Pull every line that holds the word "this" from the entries.

— START AVAILABLE RECORDS —

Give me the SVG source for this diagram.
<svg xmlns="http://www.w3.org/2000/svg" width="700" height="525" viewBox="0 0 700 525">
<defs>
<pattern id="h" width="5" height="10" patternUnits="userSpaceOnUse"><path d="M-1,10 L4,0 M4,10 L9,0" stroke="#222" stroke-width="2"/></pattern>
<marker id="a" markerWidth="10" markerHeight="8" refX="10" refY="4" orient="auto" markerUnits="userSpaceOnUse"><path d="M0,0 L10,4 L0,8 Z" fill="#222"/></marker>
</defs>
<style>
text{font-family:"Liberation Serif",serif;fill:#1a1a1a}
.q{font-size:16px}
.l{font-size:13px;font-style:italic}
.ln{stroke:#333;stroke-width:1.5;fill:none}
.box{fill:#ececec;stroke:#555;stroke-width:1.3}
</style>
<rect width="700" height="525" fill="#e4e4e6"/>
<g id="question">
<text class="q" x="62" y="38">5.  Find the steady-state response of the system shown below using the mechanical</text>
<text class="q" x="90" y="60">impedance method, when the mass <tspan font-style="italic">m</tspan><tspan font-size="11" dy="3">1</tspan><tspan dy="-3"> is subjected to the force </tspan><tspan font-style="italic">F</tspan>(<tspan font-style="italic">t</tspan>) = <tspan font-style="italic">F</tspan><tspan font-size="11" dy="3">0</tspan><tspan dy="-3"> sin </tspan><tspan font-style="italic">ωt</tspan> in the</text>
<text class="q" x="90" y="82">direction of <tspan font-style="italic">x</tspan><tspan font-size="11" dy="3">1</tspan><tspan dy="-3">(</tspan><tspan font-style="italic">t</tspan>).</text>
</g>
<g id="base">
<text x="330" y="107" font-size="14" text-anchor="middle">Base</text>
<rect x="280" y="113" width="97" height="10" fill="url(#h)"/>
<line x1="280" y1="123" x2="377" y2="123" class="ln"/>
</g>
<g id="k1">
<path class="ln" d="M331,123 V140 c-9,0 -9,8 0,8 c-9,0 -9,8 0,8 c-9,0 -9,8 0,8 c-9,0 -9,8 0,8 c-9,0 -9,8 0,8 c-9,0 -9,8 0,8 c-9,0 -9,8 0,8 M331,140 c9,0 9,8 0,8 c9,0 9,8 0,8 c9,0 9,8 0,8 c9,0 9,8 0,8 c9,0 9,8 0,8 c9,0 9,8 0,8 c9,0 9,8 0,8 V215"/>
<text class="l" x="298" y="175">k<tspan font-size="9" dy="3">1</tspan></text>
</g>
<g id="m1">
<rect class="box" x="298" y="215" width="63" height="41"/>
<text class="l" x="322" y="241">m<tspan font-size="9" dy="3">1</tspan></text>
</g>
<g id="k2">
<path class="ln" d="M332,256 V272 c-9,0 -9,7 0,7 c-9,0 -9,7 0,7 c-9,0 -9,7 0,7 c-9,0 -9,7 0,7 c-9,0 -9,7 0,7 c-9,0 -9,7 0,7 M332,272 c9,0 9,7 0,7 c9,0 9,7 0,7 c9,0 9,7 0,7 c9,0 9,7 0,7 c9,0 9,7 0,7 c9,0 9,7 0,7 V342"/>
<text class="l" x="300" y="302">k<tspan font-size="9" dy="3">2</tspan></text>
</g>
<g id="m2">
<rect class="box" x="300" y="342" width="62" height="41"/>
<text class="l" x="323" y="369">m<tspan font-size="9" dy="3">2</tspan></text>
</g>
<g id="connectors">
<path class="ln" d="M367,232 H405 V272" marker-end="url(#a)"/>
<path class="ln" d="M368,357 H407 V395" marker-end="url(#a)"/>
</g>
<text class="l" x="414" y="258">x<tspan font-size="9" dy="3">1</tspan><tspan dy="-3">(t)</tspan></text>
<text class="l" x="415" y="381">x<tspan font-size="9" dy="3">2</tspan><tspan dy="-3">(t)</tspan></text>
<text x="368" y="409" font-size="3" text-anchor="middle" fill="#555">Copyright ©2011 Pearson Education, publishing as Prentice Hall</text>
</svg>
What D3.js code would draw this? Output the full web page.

— END AVAILABLE RECORDS —

TASK OUTPUT:
Give me the SVG source for this diagram.
What D3.js code would draw this? Output the full web page.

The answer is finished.